Kurz nach Fleabag folgte die nicht ganz so erfolgreiche Serie „Crashing“ (Netflix). Dann kam kurz darauf „Killing Eve“, in der Waller-Bridge nicht selbst mitspielte: Eine gute Fingerübung für den neuen „James Bond“, immerhin geht es in der Serie um eine irre Auftragskillerin (Jodie Comer) und eine Mitarbeiterin des britischen Inlandsgeheimdienstes (Sandra Oh, bekannt aus „Grey's Anatomy“). „The Guardian“ erkor „Killing Eve“ zur besten Fernsehserie des Jahres 2018: Sie sei „bei all der Spannung, den Schocks und dem Blut vor allem sehr, sehr menschlich und sehr, sehr lustig. Das eine führt gewöhnlich zum anderen, ganz wie im wahren Leben.“

Da passt es, dass Phoebe Waller-Bridge, auf ihre neue Aufgabe als Retterin des „James Bond“-Films angesprochen, erklärt hat, sie freue sich vor allem auf eines: aus den offenbar eher papierenen „James Bond“-Girls des vorliegenden Skripts „richtige Menschen“ zu machen.

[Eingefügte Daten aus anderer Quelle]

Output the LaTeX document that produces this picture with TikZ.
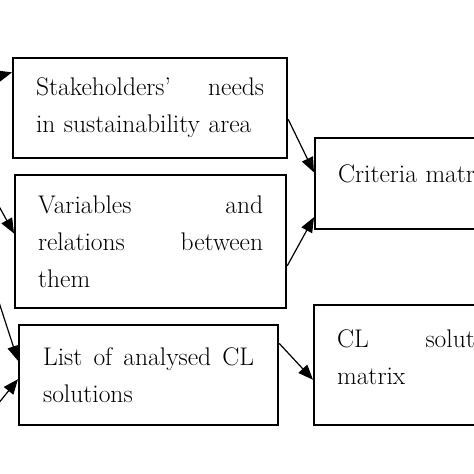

Dafür ist sie zweifelsfrei die Richtige.

DIE SERIEN

„Fleabag“ basiert auf einem Ein-Personen-Stück, das Phoebe Waller-Bridge fürs Theater geschrieben hat. Die BBC beauftragte sie, daraus eine Serie zu entwickeln. „Fleabag“ wird von Amazon angeboten, ab 17. Mai ist die zweite Staffel zu sehen.

„Crashing“ über eine Wohngemeinschaft wider Willen läuft auf Netflix, war aber nicht ganz so erfolgreich und wirkt auch vergleichsweise zahm.